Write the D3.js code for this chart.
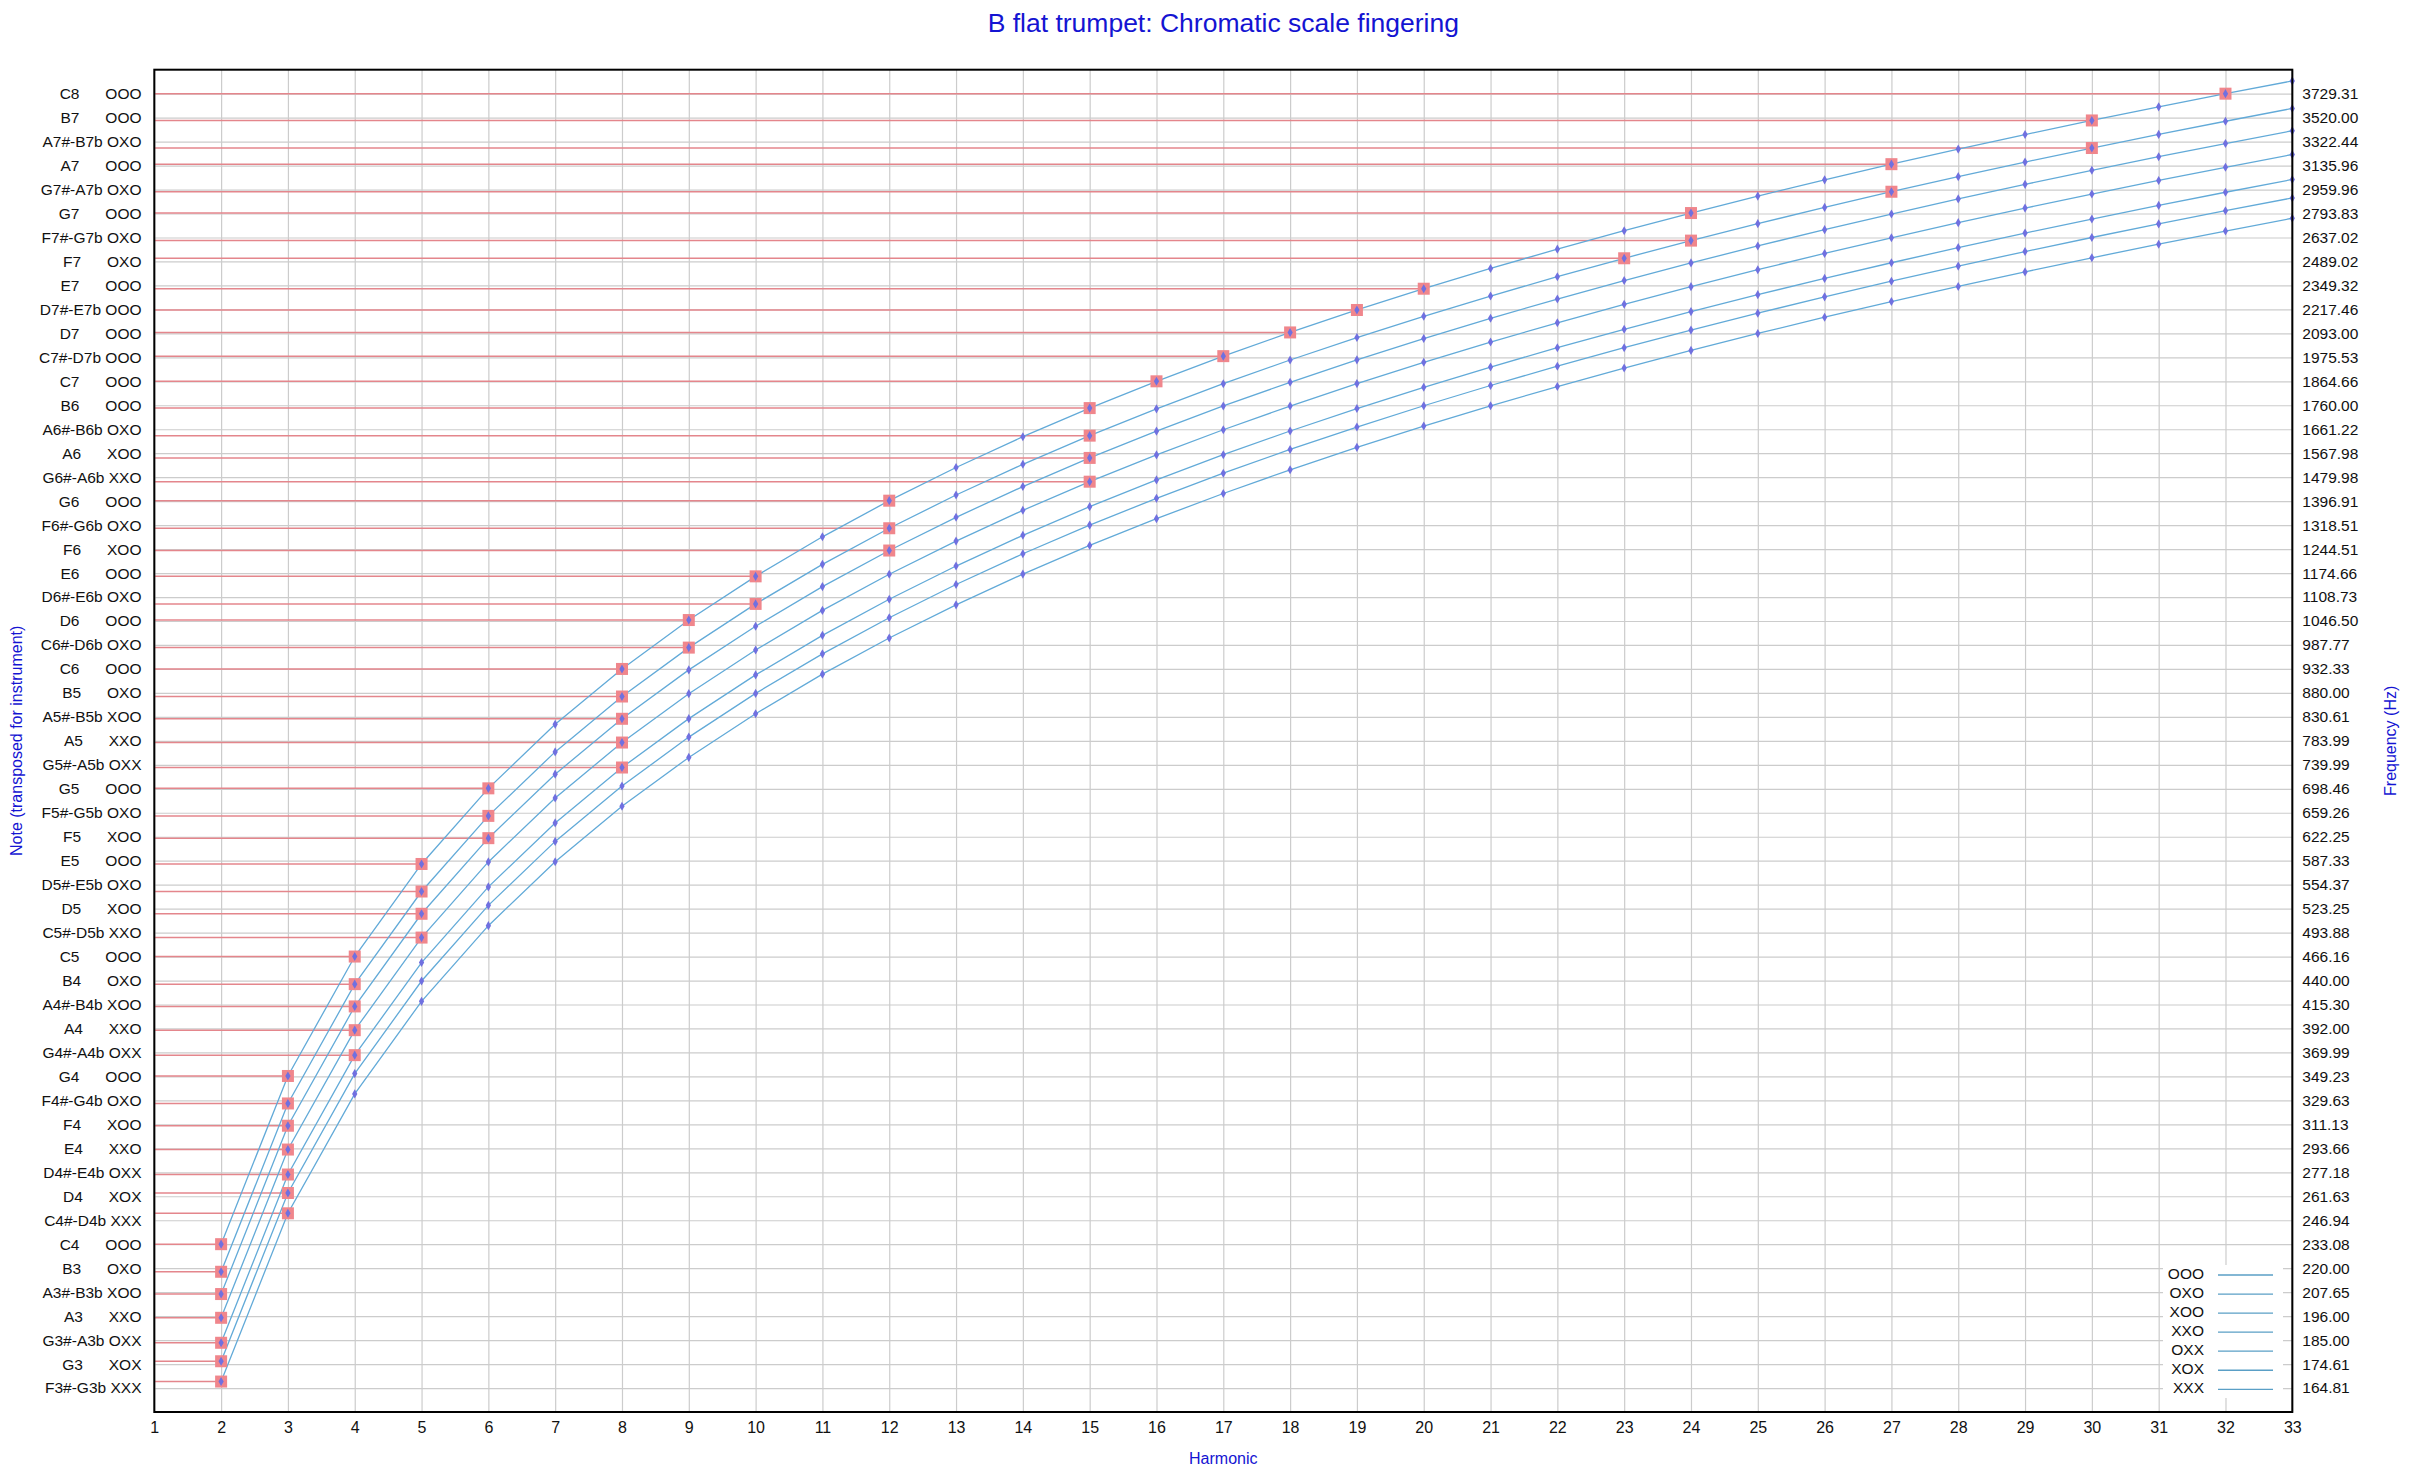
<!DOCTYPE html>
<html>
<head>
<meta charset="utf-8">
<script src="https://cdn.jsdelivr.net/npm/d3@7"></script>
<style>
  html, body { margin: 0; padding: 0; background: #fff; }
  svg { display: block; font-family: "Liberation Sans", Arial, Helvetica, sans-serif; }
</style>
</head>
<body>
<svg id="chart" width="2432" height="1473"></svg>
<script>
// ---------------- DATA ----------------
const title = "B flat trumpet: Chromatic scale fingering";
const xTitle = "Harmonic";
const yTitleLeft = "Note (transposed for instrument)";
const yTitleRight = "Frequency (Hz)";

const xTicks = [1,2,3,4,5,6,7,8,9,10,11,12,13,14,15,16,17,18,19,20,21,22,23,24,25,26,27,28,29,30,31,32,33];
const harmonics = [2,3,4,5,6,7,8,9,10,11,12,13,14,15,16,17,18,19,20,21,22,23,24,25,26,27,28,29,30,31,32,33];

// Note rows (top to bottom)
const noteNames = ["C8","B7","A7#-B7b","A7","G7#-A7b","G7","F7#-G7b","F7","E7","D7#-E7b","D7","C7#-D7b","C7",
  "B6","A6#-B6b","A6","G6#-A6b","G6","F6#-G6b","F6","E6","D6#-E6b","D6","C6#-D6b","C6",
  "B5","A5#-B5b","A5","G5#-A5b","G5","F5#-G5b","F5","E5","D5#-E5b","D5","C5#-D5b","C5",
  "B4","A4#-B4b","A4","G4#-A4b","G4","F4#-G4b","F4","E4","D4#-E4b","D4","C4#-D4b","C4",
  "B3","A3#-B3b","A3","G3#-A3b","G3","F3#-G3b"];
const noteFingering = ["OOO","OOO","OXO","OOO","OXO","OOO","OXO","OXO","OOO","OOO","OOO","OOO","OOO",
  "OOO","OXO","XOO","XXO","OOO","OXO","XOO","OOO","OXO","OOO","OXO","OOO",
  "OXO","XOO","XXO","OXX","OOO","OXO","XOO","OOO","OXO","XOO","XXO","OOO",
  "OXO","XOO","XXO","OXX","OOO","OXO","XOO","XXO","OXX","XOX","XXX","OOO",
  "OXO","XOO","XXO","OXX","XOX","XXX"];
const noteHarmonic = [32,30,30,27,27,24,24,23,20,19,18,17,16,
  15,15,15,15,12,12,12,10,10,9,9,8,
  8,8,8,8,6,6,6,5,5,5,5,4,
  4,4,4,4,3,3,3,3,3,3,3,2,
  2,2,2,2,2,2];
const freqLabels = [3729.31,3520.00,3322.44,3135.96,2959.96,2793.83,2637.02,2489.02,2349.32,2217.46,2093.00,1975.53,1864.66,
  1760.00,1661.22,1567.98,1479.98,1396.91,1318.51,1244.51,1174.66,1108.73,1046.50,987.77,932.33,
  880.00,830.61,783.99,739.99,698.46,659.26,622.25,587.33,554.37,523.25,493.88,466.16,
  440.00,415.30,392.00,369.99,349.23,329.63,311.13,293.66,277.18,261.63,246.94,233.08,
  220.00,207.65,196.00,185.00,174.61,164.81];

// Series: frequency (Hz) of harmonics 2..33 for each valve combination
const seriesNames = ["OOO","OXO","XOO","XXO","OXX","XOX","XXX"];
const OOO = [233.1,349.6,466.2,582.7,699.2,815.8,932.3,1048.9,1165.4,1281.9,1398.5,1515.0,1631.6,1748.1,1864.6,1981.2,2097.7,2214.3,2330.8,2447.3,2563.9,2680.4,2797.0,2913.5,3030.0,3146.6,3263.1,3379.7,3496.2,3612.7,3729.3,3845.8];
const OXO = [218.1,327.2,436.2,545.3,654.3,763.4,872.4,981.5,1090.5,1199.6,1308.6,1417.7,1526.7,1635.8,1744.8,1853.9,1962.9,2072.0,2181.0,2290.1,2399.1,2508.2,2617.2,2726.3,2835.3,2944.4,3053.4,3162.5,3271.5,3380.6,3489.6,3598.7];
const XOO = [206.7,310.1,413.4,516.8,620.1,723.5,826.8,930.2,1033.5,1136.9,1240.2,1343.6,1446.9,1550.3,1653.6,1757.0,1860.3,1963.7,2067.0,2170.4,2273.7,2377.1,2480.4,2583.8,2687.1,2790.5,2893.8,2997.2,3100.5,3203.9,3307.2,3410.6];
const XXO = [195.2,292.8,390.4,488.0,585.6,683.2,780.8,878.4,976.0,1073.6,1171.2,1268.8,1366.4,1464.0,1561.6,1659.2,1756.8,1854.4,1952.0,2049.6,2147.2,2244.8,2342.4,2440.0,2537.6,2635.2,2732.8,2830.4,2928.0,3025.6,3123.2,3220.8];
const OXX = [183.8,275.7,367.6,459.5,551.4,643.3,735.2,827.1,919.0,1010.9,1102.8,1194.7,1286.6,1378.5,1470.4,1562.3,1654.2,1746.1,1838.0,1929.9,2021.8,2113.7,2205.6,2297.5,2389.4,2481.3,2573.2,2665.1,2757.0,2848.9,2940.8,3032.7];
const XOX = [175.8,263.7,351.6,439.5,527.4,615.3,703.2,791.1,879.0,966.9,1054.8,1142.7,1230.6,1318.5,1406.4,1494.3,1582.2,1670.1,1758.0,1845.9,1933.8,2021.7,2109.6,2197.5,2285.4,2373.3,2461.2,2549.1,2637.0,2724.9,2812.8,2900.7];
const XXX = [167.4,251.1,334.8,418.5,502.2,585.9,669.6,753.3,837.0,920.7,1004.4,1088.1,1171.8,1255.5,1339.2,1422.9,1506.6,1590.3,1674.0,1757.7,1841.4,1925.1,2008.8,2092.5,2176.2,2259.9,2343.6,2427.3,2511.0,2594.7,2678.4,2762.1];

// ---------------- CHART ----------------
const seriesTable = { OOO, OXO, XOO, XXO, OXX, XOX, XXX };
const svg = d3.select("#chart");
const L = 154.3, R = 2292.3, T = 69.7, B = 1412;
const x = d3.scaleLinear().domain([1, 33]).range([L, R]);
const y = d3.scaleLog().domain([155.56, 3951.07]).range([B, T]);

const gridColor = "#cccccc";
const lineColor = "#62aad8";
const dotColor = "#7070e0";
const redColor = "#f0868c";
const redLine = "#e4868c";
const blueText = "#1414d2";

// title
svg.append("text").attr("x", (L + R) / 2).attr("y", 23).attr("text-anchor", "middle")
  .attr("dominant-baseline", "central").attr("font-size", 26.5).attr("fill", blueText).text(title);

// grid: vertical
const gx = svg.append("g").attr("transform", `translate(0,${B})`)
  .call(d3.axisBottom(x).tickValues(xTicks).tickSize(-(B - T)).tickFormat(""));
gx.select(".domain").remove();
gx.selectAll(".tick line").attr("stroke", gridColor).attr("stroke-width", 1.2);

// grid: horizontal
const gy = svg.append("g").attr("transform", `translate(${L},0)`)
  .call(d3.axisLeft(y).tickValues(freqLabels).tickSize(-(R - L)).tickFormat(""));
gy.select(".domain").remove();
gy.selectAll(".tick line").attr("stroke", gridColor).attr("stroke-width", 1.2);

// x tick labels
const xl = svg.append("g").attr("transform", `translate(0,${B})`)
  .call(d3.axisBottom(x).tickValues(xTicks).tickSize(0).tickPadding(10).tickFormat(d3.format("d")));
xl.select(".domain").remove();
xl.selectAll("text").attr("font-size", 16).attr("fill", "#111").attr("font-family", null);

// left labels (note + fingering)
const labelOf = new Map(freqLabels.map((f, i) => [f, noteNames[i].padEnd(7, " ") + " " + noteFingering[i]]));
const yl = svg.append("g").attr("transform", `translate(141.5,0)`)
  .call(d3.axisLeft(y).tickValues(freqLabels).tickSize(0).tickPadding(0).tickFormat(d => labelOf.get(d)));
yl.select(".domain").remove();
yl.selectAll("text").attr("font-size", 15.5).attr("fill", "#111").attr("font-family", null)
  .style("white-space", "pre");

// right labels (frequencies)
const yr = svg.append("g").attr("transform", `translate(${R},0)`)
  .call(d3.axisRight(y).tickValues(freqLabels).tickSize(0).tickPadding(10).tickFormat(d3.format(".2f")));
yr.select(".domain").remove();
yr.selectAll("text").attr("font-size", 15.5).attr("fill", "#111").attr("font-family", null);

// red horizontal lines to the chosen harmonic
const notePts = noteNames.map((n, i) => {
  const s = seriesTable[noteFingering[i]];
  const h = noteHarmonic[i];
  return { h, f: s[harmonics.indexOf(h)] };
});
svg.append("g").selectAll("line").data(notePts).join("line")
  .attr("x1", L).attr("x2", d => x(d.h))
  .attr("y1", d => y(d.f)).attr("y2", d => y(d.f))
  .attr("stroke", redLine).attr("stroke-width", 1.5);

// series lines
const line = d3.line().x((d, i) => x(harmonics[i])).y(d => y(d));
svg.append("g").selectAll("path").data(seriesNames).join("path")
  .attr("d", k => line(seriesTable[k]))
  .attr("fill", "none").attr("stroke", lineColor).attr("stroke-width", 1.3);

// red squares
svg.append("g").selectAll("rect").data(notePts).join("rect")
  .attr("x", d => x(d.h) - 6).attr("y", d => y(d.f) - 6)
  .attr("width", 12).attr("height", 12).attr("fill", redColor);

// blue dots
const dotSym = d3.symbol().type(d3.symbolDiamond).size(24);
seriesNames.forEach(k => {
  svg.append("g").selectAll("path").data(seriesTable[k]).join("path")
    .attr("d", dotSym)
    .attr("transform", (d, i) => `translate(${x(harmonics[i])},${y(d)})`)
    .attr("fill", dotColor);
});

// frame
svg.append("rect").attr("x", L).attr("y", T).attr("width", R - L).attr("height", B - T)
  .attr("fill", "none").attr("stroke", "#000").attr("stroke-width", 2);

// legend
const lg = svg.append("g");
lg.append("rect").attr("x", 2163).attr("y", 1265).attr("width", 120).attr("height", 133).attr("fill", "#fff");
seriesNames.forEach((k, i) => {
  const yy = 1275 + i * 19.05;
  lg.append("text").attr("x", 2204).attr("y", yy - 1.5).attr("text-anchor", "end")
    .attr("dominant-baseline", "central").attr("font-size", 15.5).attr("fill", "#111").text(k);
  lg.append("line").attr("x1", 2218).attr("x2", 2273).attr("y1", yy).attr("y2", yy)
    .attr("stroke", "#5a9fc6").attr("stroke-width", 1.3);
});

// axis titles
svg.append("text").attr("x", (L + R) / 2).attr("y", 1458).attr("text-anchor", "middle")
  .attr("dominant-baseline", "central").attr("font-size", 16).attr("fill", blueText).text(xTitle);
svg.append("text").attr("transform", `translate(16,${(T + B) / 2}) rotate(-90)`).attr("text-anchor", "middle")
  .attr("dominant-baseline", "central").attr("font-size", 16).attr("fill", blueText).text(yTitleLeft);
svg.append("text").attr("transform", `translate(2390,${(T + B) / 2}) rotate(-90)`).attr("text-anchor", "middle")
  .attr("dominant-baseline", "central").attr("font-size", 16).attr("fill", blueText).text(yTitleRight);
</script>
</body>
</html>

***

Make an exact copy of the lines from the top of the material through the line with "220.00,207.65,196.00,185.00,174.61,164.81];", pictures excluded.

● Answer below
Write the D3.js code for this chart.
<!DOCTYPE html>
<html>
<head>
<meta charset="utf-8">
<script src="https://cdn.jsdelivr.net/npm/d3@7"></script>
<style>
  html, body { margin: 0; padding: 0; background: #fff; }
  svg { display: block; font-family: "Liberation Sans", Arial, Helvetica, sans-serif; }
</style>
</head>
<body>
<svg id="chart" width="2432" height="1473"></svg>
<script>
// ---------------- DATA ----------------
const title = "B flat trumpet: Chromatic scale fingering";
const xTitle = "Harmonic";
const yTitleLeft = "Note (transposed for instrument)";
const yTitleRight = "Frequency (Hz)";

const xTicks = [1,2,3,4,5,6,7,8,9,10,11,12,13,14,15,16,17,18,19,20,21,22,23,24,25,26,27,28,29,30,31,32,33];
const harmonics = [2,3,4,5,6,7,8,9,10,11,12,13,14,15,16,17,18,19,20,21,22,23,24,25,26,27,28,29,30,31,32,33];

// Note rows (top to bottom)
const noteNames = ["C8","B7","A7#-B7b","A7","G7#-A7b","G7","F7#-G7b","F7","E7","D7#-E7b","D7","C7#-D7b","C7",
  "B6","A6#-B6b","A6","G6#-A6b","G6","F6#-G6b","F6","E6","D6#-E6b","D6","C6#-D6b","C6",
  "B5","A5#-B5b","A5","G5#-A5b","G5","F5#-G5b","F5","E5","D5#-E5b","D5","C5#-D5b","C5",
  "B4","A4#-B4b","A4","G4#-A4b","G4","F4#-G4b","F4","E4","D4#-E4b","D4","C4#-D4b","C4",
  "B3","A3#-B3b","A3","G3#-A3b","G3","F3#-G3b"];
const noteFingering = ["OOO","OOO","OXO","OOO","OXO","OOO","OXO","OXO","OOO","OOO","OOO","OOO","OOO",
  "OOO","OXO","XOO","XXO","OOO","OXO","XOO","OOO","OXO","OOO","OXO","OOO",
  "OXO","XOO","XXO","OXX","OOO","OXO","XOO","OOO","OXO","XOO","XXO","OOO",
  "OXO","XOO","XXO","OXX","OOO","OXO","XOO","XXO","OXX","XOX","XXX","OOO",
  "OXO","XOO","XXO","OXX","XOX","XXX"];
const noteHarmonic = [32,30,30,27,27,24,24,23,20,19,18,17,16,
  15,15,15,15,12,12,12,10,10,9,9,8,
  8,8,8,8,6,6,6,5,5,5,5,4,
  4,4,4,4,3,3,3,3,3,3,3,2,
  2,2,2,2,2,2];
const freqLabels = [3729.31,3520.00,3322.44,3135.96,2959.96,2793.83,2637.02,2489.02,2349.32,2217.46,2093.00,1975.53,1864.66,
  1760.00,1661.22,1567.98,1479.98,1396.91,1318.51,1244.51,1174.66,1108.73,1046.50,987.77,932.33,
  880.00,830.61,783.99,739.99,698.46,659.26,622.25,587.33,554.37,523.25,493.88,466.16,
  440.00,415.30,392.00,369.99,349.23,329.63,311.13,293.66,277.18,261.63,246.94,233.08,
  220.00,207.65,196.00,185.00,174.61,164.81];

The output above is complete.